Take the lines from the beginning of the material through the line containing "146.0, 148.0, 152.0, 152.0, 152.0, 152.0]" and retype them exactly, leaving the pictures out.

== Material supplied ==
+ + + + +
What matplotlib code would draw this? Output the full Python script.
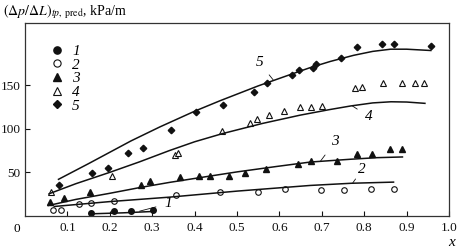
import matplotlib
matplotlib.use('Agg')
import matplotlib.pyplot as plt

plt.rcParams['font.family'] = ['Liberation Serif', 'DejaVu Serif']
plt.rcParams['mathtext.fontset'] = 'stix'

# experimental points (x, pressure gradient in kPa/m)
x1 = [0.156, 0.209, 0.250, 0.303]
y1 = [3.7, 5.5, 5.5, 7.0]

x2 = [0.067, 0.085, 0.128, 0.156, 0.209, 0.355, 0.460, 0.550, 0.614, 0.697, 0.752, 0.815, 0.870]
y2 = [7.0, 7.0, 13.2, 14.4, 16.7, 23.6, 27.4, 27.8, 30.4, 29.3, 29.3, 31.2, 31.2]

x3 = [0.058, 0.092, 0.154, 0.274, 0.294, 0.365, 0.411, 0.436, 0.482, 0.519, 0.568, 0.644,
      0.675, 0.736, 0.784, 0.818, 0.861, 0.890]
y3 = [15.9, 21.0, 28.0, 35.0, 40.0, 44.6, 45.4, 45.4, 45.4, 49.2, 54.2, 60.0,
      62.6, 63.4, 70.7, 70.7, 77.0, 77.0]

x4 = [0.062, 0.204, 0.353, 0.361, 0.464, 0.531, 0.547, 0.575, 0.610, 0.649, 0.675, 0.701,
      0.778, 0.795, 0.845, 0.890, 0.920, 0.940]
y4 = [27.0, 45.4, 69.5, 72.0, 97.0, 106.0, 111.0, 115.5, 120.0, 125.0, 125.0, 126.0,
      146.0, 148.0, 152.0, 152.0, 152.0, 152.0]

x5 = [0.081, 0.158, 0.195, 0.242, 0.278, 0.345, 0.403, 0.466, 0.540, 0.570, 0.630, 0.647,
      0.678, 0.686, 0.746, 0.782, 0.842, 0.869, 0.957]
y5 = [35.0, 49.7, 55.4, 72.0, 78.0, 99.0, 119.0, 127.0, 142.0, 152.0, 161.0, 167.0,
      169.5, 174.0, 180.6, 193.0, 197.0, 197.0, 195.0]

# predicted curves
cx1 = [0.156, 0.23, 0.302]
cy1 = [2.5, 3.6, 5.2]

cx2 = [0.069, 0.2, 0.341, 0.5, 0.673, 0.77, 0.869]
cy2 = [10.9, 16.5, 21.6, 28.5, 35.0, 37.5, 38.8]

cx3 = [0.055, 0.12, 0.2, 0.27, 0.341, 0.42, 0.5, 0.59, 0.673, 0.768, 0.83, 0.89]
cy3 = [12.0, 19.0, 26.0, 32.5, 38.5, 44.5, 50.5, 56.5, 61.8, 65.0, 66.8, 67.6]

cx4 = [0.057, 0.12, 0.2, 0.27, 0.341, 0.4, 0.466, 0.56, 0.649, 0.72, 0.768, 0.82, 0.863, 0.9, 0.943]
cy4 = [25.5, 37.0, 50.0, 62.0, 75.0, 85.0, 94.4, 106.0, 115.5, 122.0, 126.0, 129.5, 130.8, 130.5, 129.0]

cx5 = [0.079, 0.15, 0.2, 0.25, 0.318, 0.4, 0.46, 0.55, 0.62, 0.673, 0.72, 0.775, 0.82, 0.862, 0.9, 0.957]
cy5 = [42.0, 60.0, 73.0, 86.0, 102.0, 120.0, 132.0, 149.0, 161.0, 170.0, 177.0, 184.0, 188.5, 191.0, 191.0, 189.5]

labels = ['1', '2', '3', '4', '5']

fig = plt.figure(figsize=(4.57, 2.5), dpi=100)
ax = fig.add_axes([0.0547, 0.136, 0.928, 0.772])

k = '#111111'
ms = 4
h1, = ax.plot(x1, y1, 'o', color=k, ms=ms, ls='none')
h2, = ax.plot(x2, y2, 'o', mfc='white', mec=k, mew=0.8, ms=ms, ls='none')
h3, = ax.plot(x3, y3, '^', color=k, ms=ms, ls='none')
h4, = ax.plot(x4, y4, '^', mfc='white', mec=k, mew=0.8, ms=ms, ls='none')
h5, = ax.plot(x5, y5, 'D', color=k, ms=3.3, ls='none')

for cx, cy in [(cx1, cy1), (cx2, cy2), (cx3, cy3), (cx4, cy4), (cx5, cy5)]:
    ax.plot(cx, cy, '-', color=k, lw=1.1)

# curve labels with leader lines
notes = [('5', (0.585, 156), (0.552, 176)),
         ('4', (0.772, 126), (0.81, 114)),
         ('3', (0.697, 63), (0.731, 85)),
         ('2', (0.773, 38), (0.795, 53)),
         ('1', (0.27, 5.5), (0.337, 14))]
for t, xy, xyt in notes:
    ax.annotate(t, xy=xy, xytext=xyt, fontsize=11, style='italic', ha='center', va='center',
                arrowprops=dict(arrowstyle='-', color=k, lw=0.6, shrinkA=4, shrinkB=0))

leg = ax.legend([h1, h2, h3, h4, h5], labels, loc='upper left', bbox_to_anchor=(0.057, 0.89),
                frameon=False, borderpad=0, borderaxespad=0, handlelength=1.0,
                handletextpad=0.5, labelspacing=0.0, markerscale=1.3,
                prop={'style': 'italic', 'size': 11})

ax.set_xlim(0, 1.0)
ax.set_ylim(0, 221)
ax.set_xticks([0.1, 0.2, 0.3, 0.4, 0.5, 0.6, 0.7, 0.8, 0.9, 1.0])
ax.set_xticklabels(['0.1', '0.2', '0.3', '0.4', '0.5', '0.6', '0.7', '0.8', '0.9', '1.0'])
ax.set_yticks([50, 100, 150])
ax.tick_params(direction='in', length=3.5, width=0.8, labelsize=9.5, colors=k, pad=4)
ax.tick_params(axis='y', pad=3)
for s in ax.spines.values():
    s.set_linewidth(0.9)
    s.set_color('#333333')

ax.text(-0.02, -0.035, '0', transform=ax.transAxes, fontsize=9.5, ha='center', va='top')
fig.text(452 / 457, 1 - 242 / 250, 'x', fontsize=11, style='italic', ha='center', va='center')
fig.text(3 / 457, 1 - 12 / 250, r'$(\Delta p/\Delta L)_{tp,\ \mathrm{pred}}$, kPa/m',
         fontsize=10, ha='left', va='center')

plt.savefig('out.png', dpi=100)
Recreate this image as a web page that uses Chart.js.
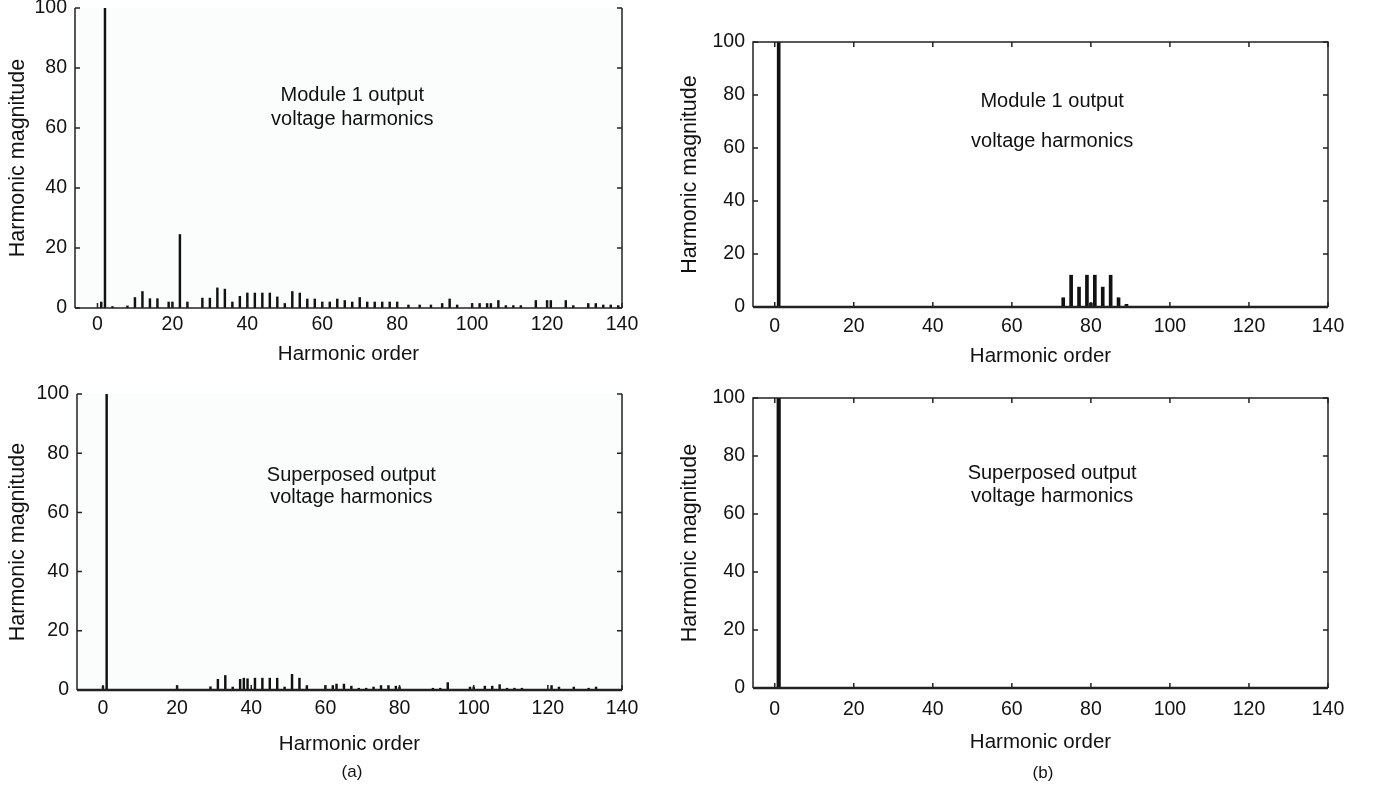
+ + + + +
== Finished answer ==
What matplotlib code would draw this? Output the full Python script.
import matplotlib
matplotlib.use('Agg')
import matplotlib.pyplot as plt

plt.rcParams['font.family'] = ['Liberation Serif', 'DejaVu Serif']
plt.rcParams['mathtext.fontset'] = 'stix'

# experimental points (x, pressure gradient in kPa/m)
x1 = [0.156, 0.209, 0.250, 0.303]
y1 = [3.7, 5.5, 5.5, 7.0]

x2 = [0.067, 0.085, 0.128, 0.156, 0.209, 0.355, 0.460, 0.550, 0.614, 0.697, 0.752, 0.815, 0.870]
y2 = [7.0, 7.0, 13.2, 14.4, 16.7, 23.6, 27.4, 27.8, 30.4, 29.3, 29.3, 31.2, 31.2]

x3 = [0.058, 0.092, 0.154, 0.274, 0.294, 0.365, 0.411, 0.436, 0.482, 0.519, 0.568, 0.644,
      0.675, 0.736, 0.784, 0.818, 0.861, 0.890]
y3 = [15.9, 21.0, 28.0, 35.0, 40.0, 44.6, 45.4, 45.4, 45.4, 49.2, 54.2, 60.0,
      62.6, 63.4, 70.7, 70.7, 77.0, 77.0]

x4 = [0.062, 0.204, 0.353, 0.361, 0.464, 0.531, 0.547, 0.575, 0.610, 0.649, 0.675, 0.701,
      0.778, 0.795, 0.845, 0.890, 0.920, 0.940]
y4 = [27.0, 45.4, 69.5, 72.0, 97.0, 106.0, 111.0, 115.5, 120.0, 125.0, 125.0, 126.0,
      146.0, 148.0, 152.0, 152.0, 152.0, 152.0]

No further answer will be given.